XML Pipeline Definition Language introduced as Note
22:00, 28 Feb 2002 UTC | Simon St.Laurent

The W3C has released XML Pipeline Definition Language, which describes "the processing relationships between XML resources" as a Note.

Pipelining has been a popular term lately in XML discussions, with initiatives like XPipe and DSDL building models for how to pass XML between different kinds of processing. The Note focuses on particular set of issues managed by a single controller:

"A pipeline document specifies the inputs and outputs to XML processes and a pipeline controller uses this document to figure out the chain of processing that must be executed in order to get a particular result."

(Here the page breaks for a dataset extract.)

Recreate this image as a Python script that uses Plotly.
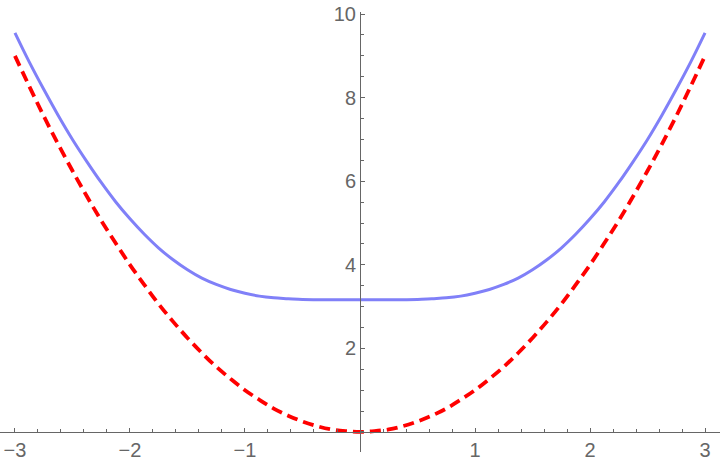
import plotly.graph_objects as go

# values (left half; the curves are mirrored about x = 0)
x_left = [-3, -2.875, -2.75, -2.625, -2.5, -2.375, -2.25, -2.125, -2, -1.875, -1.75, -1.625,
          -1.5, -1.375, -1.25, -1.125, -1, -0.875, -0.75, -0.625, -0.5, -0.375, -0.25, -0.125, 0]
blue_left = [9.55, 8.85, 8.2, 7.58, 7.0, 6.47, 5.97, 5.51, 5.1, 4.73, 4.4, 4.12,
             3.88, 3.68, 3.53, 3.41, 3.32, 3.25, 3.21, 3.19, 3.17, 3.165, 3.163, 3.162, 3.162]
red_left = [9.0, 8.27, 7.56, 6.89, 6.25, 5.64, 5.06, 4.52, 4.0, 3.52, 3.06, 2.64,
            2.25, 1.89, 1.56, 1.27, 1.0, 0.77, 0.56, 0.39, 0.25, 0.14, 0.06, 0.02, 0]

x_vals = x_left + [-v for v in x_left[-2::-1]]
blue_vals = blue_left + blue_left[-2::-1]
red_vals = red_left + red_left[-2::-1]

x_ticks = [-3, -2, -1, 1, 2, 3]
y_ticks = [2, 4, 6, 8, 10]

fig = go.Figure()
fig.add_trace(go.Scatter(x=x_vals, y=blue_vals, mode='lines',
                         line=dict(color='#8080f8', width=3, shape='spline'),
                         showlegend=False))
fig.add_trace(go.Scatter(x=x_vals, y=red_vals, mode='lines',
                         line=dict(color='#ff0000', width=3.8, shape='spline', dash='11px,6px'),
                         showlegend=False))

xmin, xmax = -3.13, 3.13
ymin, ymax = -0.48, 10.05
axis_col = '#666666'
font = dict(family='Liberation Sans, Arial', size=20, color='#666666')

fig.update_layout(
    width=720, height=464,
    margin=dict(l=0, r=0, t=12, b=12),
    plot_bgcolor='white', paper_bgcolor='white',
    xaxis=dict(range=[xmin, xmax], tickvals=x_ticks, ticks='inside', ticklen=4,
               tickcolor=axis_col, showline=True, linecolor=axis_col, linewidth=1,
               showgrid=False, zeroline=False, anchor='free',
               position=(0 - ymin) / (ymax - ymin), tickfont=font,
               ticklabeloverflow='allow',
               minor=dict(dtick=0.2, tick0=0, ticks='inside', ticklen=2.5, tickcolor=axis_col)),
    yaxis=dict(range=[ymin, ymax], tickvals=y_ticks, ticks='inside', ticklen=4,
               tickcolor=axis_col, showline=True, linecolor=axis_col, linewidth=1,
               showgrid=False, zeroline=False, anchor='free',
               position=(0 - xmin) / (xmax - xmin), tickfont=font,
               ticklabeloverflow='allow',
               minor=dict(dtick=0.5, tick0=0, ticks='inside', ticklen=2.5, tickcolor=axis_col)),
)

# drop the default 8px body margin so the figure sits at the page corner
fig.write_html("out.html", config={'displayModeBar': False},
               post_script="document.body.style.margin='0px';")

The syntax of the pipeline language owes a good deal to tools like make and Ant. The Process Classification section defines categories of processing that can be controlled: constructive, augmenting, inspection, extraction, and packaging.

Pipeline definitions might prove to be useful in conjunction with RDDL providing more detail than RDDL about how different parts interact. In some ways this specification is similar to XML Processing Description Language (XPDL), a long-obsolete proposal written by the author of this article. RDDL and this Note represent different pieces of the problem XPDL tried to solve (and assume the initial XML parse is complete), and each solves their piece more completely than did XPDL.

In some ways this may represent the return of the banished SGML declaration, but the use cases and example suggest that this may be quite reasonable.